When you use a subject like snakes with a verb like know with a content-clause complement (a subordinate clause of the sort that often begins with that), or any of a variety of other verbs such as believe or doubt or love, and the clause as a whole makes a simple positive assertion unaffected by any negation or modality or other superordinate semantic qualificatory material, you will typically be expressing a proposition that betrays by its content that (if you are being sincere) you hold a false belief: you believe we can attribute to snakes a capacity to entertain and believe propositions.

There is in fact nothing linguistically inappropriate about any of these:

No snake can really love you.
Snakes simply aren't capable of knowing facts.
Could a snake actually know anything?
Don't tell me that your snake doubts whether it is reptilian.
That snake does not know that you supply its food.
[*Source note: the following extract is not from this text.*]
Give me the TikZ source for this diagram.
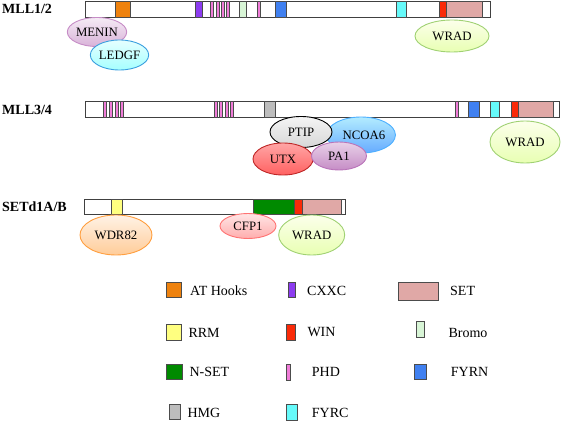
\documentclass[tikz,border=0pt]{standalone}
\usepackage{fontspec}
\setmainfont{Liberation Serif}
\usetikzlibrary{shapes.geometric}
\definecolor{cOrange}{HTML}{EE820E}
\definecolor{cPurple}{HTML}{8C3CF0}
\definecolor{cPink}{HTML}{F07CD8}
\definecolor{cBromo}{HTML}{D8F5D6}
\definecolor{cBlue}{HTML}{4080F0}
\definecolor{cCyan}{HTML}{66FAFA}
\definecolor{cRed}{HTML}{FA2A08}
\definecolor{cSet}{HTML}{E0A8A6}
\definecolor{cYellow}{HTML}{FFFF80}
\definecolor{cGreen}{HTML}{008A00}
\definecolor{cGray}{HTML}{BDBDBD}
\newcommand\mydom[5]{\draw[dom,fill=#1] (#2,#4) rectangle (#3,#5);}
\begin{document}
\begin{tikzpicture}[x=1pt,y=-1pt,
  bar/.style={draw=black!75,line width=0.8pt,fill=white},
  dom/.style={draw=black!70,line width=0.5pt},
  ell/.style={ellipse,inner sep=0pt,line width=0.9pt,font=\fontsize{12.8}{13}\selectfont},
  lab/.style={font=\bfseries\fontsize{14}{14}\selectfont,anchor=west,inner sep=0pt},
  leg/.style={font=\fontsize{14}{14}\selectfont,anchor=west,inner sep=0pt},
  sw/.style={draw=black!70,line width=0.6pt}]
\useasboundingbox (0,0) rectangle (568,422);
% ---------- MLL1/2 ----------
\node[lab] (l1) at (2,9) {MLL1/2};
\draw[bar] (85,1.5) rectangle (490,17);
\mydom{cOrange}{115.7}{130}{1.5}{17}
\mydom{cPurple}{195.7}{202}{1.5}{17}
\mydom{cPink}{210.5}{213.5}{1.5}{17}
\mydom{cPink}{216}{219}{1.5}{17}
\mydom{cPink}{221.5}{224.5}{1.5}{17}
\mydom{cPink}{226}{229}{1.5}{17}
\mydom{cBromo}{239}{246}{1.5}{17}
\mydom{cPink}{257}{260}{1.5}{17}
\mydom{cBlue}{275.3}{286.7}{1.5}{17}
\mydom{cCyan}{396.7}{406.7}{1.5}{17}
\mydom{cRed}{439.3}{446}{1.5}{17}
\mydom{cSet}{446}{482}{1.5}{17}
\node[ell,draw=violet!45,top color=violet!8,bottom color=violet!30,minimum width=52pt,minimum height=29pt] (menin) at (97,32) {MENIN};
\node[ell,draw=cyan!75!blue!80,top color=cyan!10,bottom color=cyan!35,minimum width=53pt,minimum height=30pt] (ledgf) at (119.5,55) {LEDGF};
\node[ell,draw=green!35!olive!55,top color=green!15!yellow!8,bottom color=green!30!yellow!30,minimum width=74pt,minimum height=32pt] (wrad1) at (452,36) {WRAD};
% ---------- MLL3/4 ----------
\node[lab] (l2) at (2,110) {MLL3/4};
\draw[bar] (85,101) rectangle (559,117);
\mydom{cPink}{103.3}{106.3}{101}{117}
\mydom{cPink}{109.5}{112.5}{101}{117}
\mydom{cPink}{115.5}{118.5}{101}{117}
\mydom{cPink}{120.5}{123.5}{101}{117}
\mydom{cPink}{214}{217}{101}{117}
\mydom{cPink}{219.5}{222.5}{101}{117}
\mydom{cPink}{225}{228}{101}{117}
\mydom{cPink}{230.5}{233.5}{101}{117}
\mydom{cGray}{264.3}{275}{101}{117}
\mydom{cPink}{455}{458}{101}{117}
\mydom{cBlue}{468.3}{479.3}{101}{117}
\mydom{cCyan}{490}{499.3}{101}{117}
\mydom{cRed}{511.7}{518.7}{101}{117}
\mydom{cSet}{518.7}{553.3}{101}{117}
\node[ell,draw=blue!45!cyan!70,top color=blue!25!cyan!30,bottom color=blue!55!cyan!60,minimum width=68pt,minimum height=36pt] (ncoa6) at (361,135) {\hspace{6pt}NCOA6};
\node[ell,draw=black,top color=black!4,bottom color=black!16,minimum width=62pt,minimum height=31pt] (ptip) at (301,132) {PTIP};
\node[ell,draw=red!70!black!85,top color=red!35,bottom color=red!62,minimum width=60pt,minimum height=32pt] (utx) at (283,159) {UTX};
\node[ell,draw=violet!55,top color=violet!18,bottom color=violet!45,minimum width=55pt,minimum height=28pt] (pa1) at (339,156) {PA1};
\node[ell,draw=green!35!olive!55,top color=green!15!yellow!8,bottom color=green!30!yellow!30,minimum width=70pt,minimum height=42pt] (wrad2) at (525,142) {WRAD};
% ---------- SETd1A/B ----------
\node[lab] (l3) at (2,207) {SETd1A/B};
\draw[bar] (84,199) rectangle (345.7,214);
\mydom{cYellow}{111}{122.7}{199}{214}
\mydom{cGreen}{253.3}{294.3}{199}{214}
\mydom{cRed}{294.3}{302.3}{199}{214}
\mydom{cSet}{302.3}{341.7}{199}{214}
\node[ell,draw=orange!75,top color=orange!10,bottom color=orange!40,minimum width=72pt,minimum height=40pt] (wdr82) at (116,235) {WDR82};
\node[ell,draw=red!55,top color=red!10,bottom color=red!32,minimum width=56pt,minimum height=25pt] (cfp1) at (248,226) {CFP1};
\node[ell,draw=green!35!olive!55,top color=green!15!yellow!8,bottom color=green!30!yellow!30,minimum width=66pt,minimum height=40pt] (wrad3) at (311.7,235) {WRAD};
% ---------- legend ----------
\draw[sw,fill=cOrange] (166,282.3) rectangle (181,297.7);
\node[leg] (t1) at (190,291) {AT Hooks};
\draw[sw,fill=cPurple] (288.3,282.3) rectangle (295.7,297.7);
\node[leg] (t2) at (307,291) {CXXC};
\draw[sw,fill=cSet] (398.7,282.7) rectangle (438.3,300.7);
\node[leg] (t3) at (450,291) {SET};
\draw[sw,fill=cYellow] (166,324.3) rectangle (181.7,340);
\node[leg] (t4) at (188.3,333) {RRM};
\draw[sw,fill=cRed] (286.7,324.3) rectangle (295,340);
\node[leg] (t5) at (307.3,332) {WIN};
\draw[sw,fill=cBromo] (416.7,321.7) rectangle (424.3,337.7);
\node[leg] (t6) at (448.3,333.3) {Bromo};
\draw[sw,fill=cGreen] (166.7,364.3) rectangle (182.7,379.3);
\node[leg] (t7) at (189.3,372) {N-SET};
\draw[sw,fill=cPink] (286.7,364) rectangle (290.7,380);
\node[leg] (t8) at (311.7,372) {PHD};
\draw[sw,fill=cBlue] (414.3,364.3) rectangle (426,379.3);
\node[leg] (t9) at (450.7,372) {FYRN};
\draw[sw,fill=cGray] (169.3,404) rectangle (180,419.3);
\node[leg] (t10) at (187.3,412.7) {HMG};
\draw[sw,fill=cCyan] (286.7,404.3) rectangle (297.3,420);
\node[leg] (t11) at (311.7,412.7) {FYRC};
\end{tikzpicture}
\end{document}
But what poor Luke Yeomans said was not insulated from belief attribution by negation (not or doubt) or softened by modality (can or capable or the interrogation operator). He said These king cobras know I provide them with food and fresh water. That makes it clear that he was in the grip of the delusion that his cobras knew things about him. It's not really that he used a noun that was linguistically inappropriate for a certain verb; that was my deliberate oversimplification (heck, this is Language Log, not Animal Cognition and Epistemology Log). It's that he used those words in a context where the proposition about snake knowledge was overtly asserted in unmodulated form, and that's what should have told everyone that sooner or later he was going to die a horrible death from snakebite.